- Stated goal: Report, word for word, every line of the material that contains "script".

- Material provided:
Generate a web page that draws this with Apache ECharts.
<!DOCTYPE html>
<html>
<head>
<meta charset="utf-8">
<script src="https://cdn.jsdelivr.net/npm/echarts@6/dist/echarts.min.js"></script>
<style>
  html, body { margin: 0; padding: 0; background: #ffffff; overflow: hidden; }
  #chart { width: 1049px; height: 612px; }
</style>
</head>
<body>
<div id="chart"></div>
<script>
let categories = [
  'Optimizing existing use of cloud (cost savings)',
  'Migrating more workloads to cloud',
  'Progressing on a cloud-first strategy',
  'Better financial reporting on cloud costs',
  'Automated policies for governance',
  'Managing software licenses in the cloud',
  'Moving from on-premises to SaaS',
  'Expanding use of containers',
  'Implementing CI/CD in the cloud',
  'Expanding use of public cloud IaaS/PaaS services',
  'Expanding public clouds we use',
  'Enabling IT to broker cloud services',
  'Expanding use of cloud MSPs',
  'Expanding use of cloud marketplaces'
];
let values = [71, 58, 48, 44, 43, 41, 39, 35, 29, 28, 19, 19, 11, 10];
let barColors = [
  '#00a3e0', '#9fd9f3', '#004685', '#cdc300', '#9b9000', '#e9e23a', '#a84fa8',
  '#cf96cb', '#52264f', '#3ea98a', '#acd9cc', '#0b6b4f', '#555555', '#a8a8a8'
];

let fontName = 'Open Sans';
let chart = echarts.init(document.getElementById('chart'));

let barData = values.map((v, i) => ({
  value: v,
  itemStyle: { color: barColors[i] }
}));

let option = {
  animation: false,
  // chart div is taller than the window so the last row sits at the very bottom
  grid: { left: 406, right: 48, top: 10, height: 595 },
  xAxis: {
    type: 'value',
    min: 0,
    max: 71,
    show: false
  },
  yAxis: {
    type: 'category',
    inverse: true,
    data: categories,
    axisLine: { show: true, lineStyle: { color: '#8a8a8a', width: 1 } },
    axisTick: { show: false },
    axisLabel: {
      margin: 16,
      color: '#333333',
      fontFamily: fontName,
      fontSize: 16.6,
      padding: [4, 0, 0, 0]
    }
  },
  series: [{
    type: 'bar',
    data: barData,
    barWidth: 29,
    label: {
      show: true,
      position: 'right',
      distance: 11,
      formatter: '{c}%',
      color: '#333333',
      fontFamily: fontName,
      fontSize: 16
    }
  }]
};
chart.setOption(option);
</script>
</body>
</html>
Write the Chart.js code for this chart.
--
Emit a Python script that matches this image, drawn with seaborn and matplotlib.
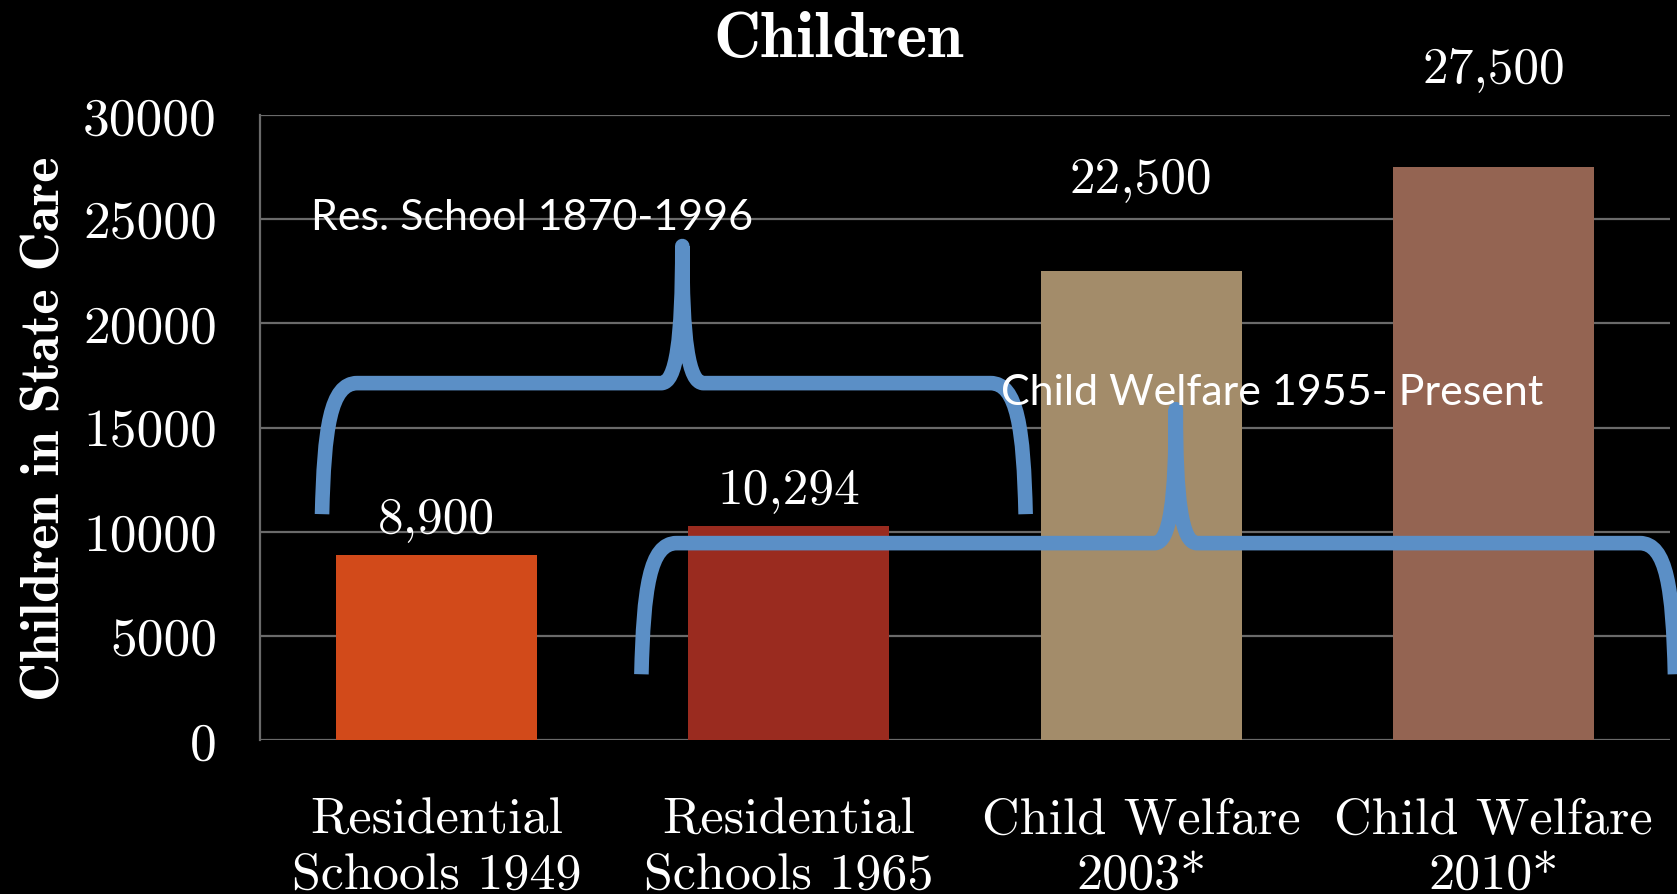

- Written solution:
<script src="https://cdn.jsdelivr.net/npm/echarts@6/dist/echarts.min.js"></script>
<script>
</script>
Emit a Python script that matches this image, drawn with seaborn and matplotlib.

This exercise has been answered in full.